What does this have to do with censoring?
Consider the joint model with history \(\mathcal{G}_t\) containing information about the processes \(N^C\) and \(C\). The innovation theorem tells us when \[ \lambda^\mathcal{G}(t) = \lambda^{\mathcal{F}^C}(t), \] which is called independent censoring.
\[ \lambda^\mathcal{G}(t) = \lambda^{\mathcal{F}^C}(t), \] if \(N\) is adapted to \(\mathcal{F}^C\) and \(\lambda(t)\) is predictable with respect to \(\mathcal{F}^C_t\).
ABG assume the above equation, but it is also possible to frame it in other ways or to use the innovation theorem condition directly on a case-by-case basis.
Suppose there is a fixed constant \(d\), such that \(T_i\) is observed only if \(T_i < d\), for \(i = 1, \ldots, n\).

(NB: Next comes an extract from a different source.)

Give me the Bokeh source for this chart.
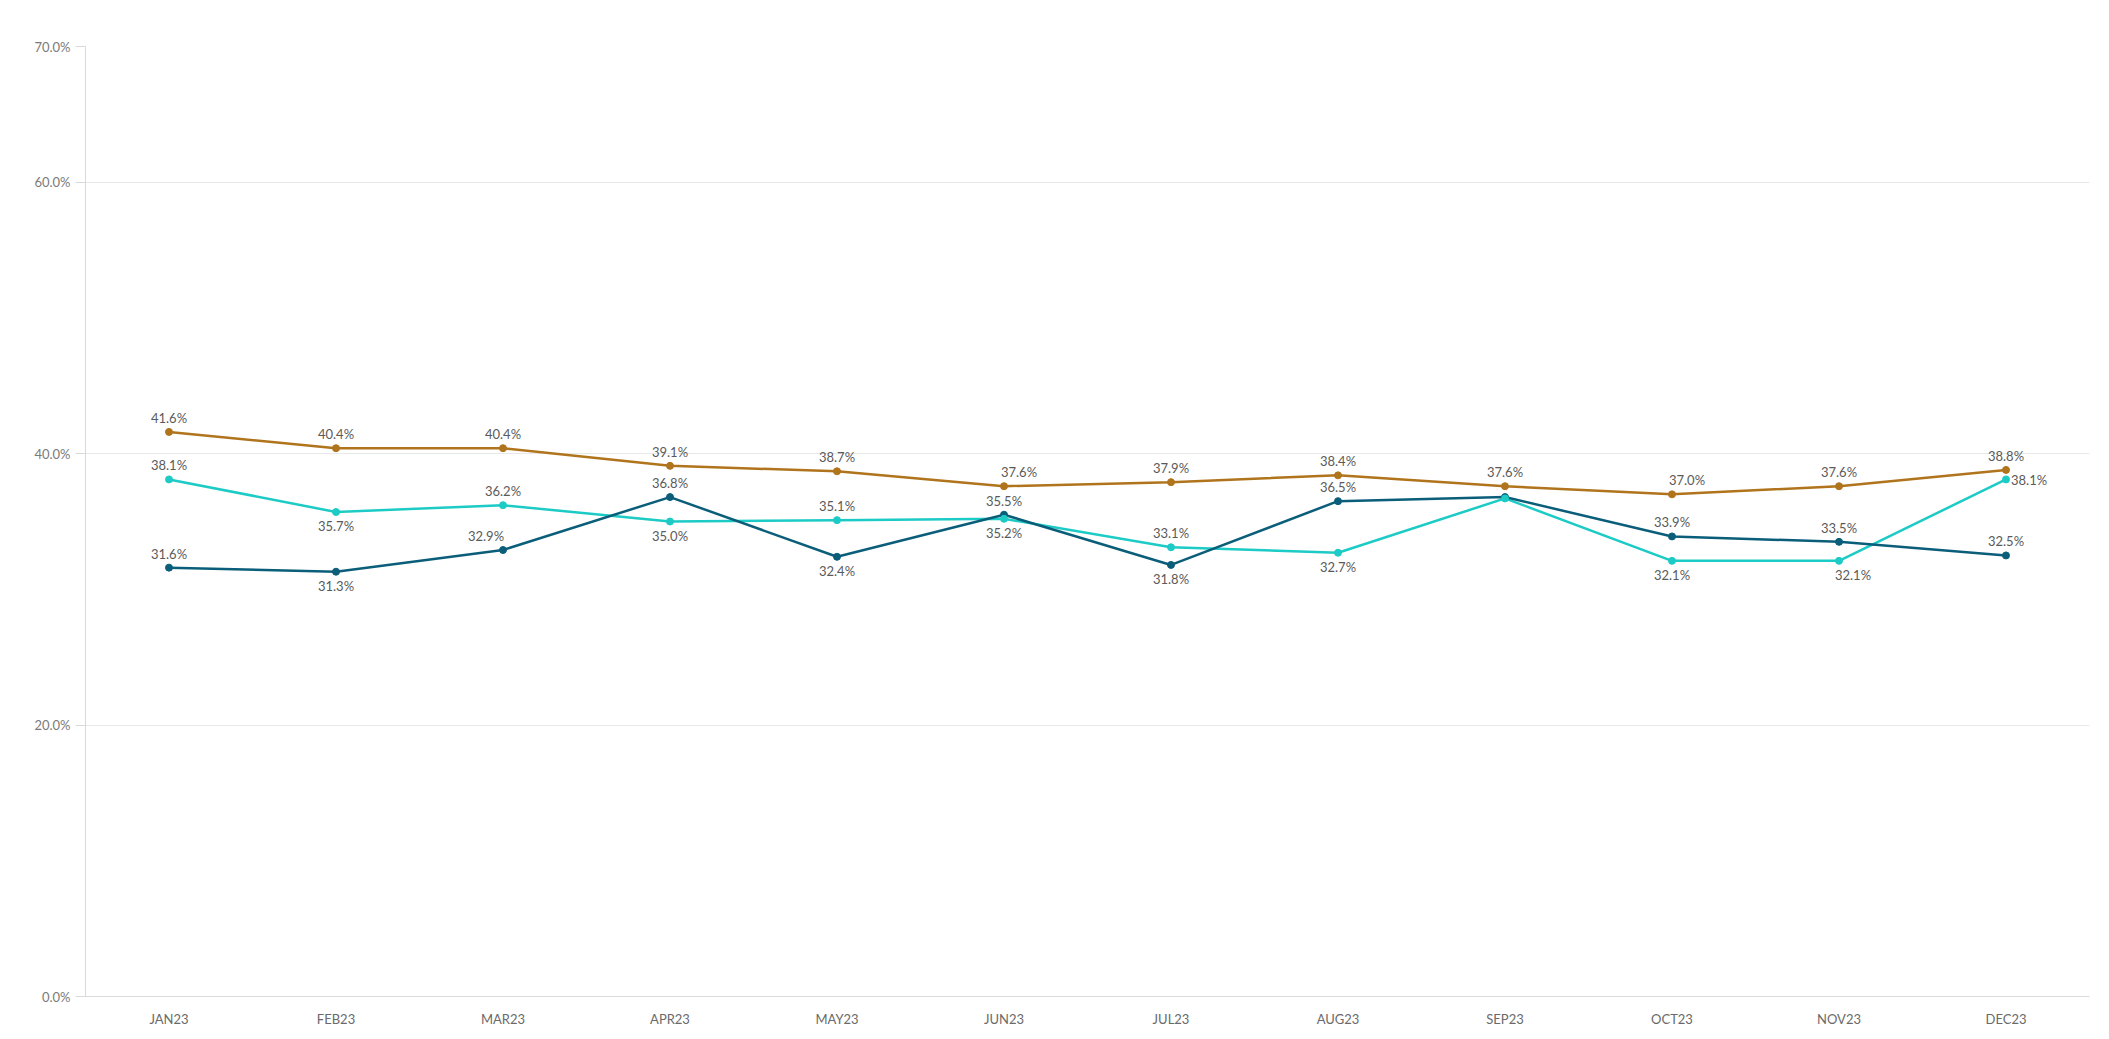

In the simple type I censoring example, the observed counting process is \(N^d = \int I_{[0,d]}\, dN\), counting events up to and including time \(d\). Because \(d\) is a stopping time, \(N^d\) has cumulative intensity process \(\int I_{[0,d]}\, d\Lambda\) with respect to \(\mathcal{F}^C_t\) where \(\Lambda\) is the cumulative intensity of \(N\). Now considering the reduced/observed history \(\mathcal{F}_{t \wedge d}\), note that \(N^d\) is adapted to this filtration, and hence the cumulative intensity is the same.
In general, the independent censoring assumption preserves the form of the intensity process comparing the observed history to the complete history. See page 60 of ABG.
Moving forward, we will assume that
\[ \lambda_i^{\mathcal{G}}(t) = \lambda_i^{\mathcal{F}^C}(t), \] regardless of the form of the joint filtration \(\mathcal{G}\). I.e, it applies for right, interval, left censoring, and left truncation.
You may have also heard the term noninformative censoring. For this we need to introduce the likelihood (which will come up again later).
Suppose \(N^C\) has cumulative intensity \(\Lambda^\theta\) with respect to a probability measure \(P_{\theta, \phi}\), where \(\theta\) and \(\phi\) may be infinite dimensional (i.e., this is not necessarily a parametric model). \(\theta\) is of primary interest, and \(\phi\) the nuisance parameter. The \(\mathcal{F}^C_t\) likelihood may be factored (under independent censoring) \[ L(\theta, \phi) = L^C(\theta) L'(\theta, \phi), \] where the first term corresponds to the components relevant to the event of interest, and the second term those relevant to censoring, covariates, etc. The first term is called the partial likelihood for \(\theta\). If \(L'(\theta, \phi) = L'(\phi)\), then the censoring is noninformative, or more specifically uninformative for \(\theta\).
Note that inference based on \(L^C(\theta)\) alone is asymptotically valid (we shall see later), i.e., consistent and asymptotically normal, but potentially inefficient if there is informative censoring.
Fleming and Harrington formulate independent censoring as follows.
Suppose \(T\) is an absolutely continuous failure time with hazard function \(\alpha(t)\), and \(U\) a right censoring time. Let \(X = T \wedge U\), \(\delta = I(T \leq U)\) and define \(N(t) = I(X \leq t, \delta = 1)\). Then \[ M(t) = N(t) - \int_0^t I(X \geq u) \alpha(u) \, du \] is a martingale if and only if \(\alpha(t) = \alpha^*(t)\), where \[ \alpha^*(t) = \lim_{h \rightarrow 0} \frac{1}{h}P(t \leq T < t + h | T \geq t, U \geq t). \]
How would you incorporate covariates in our formulations here?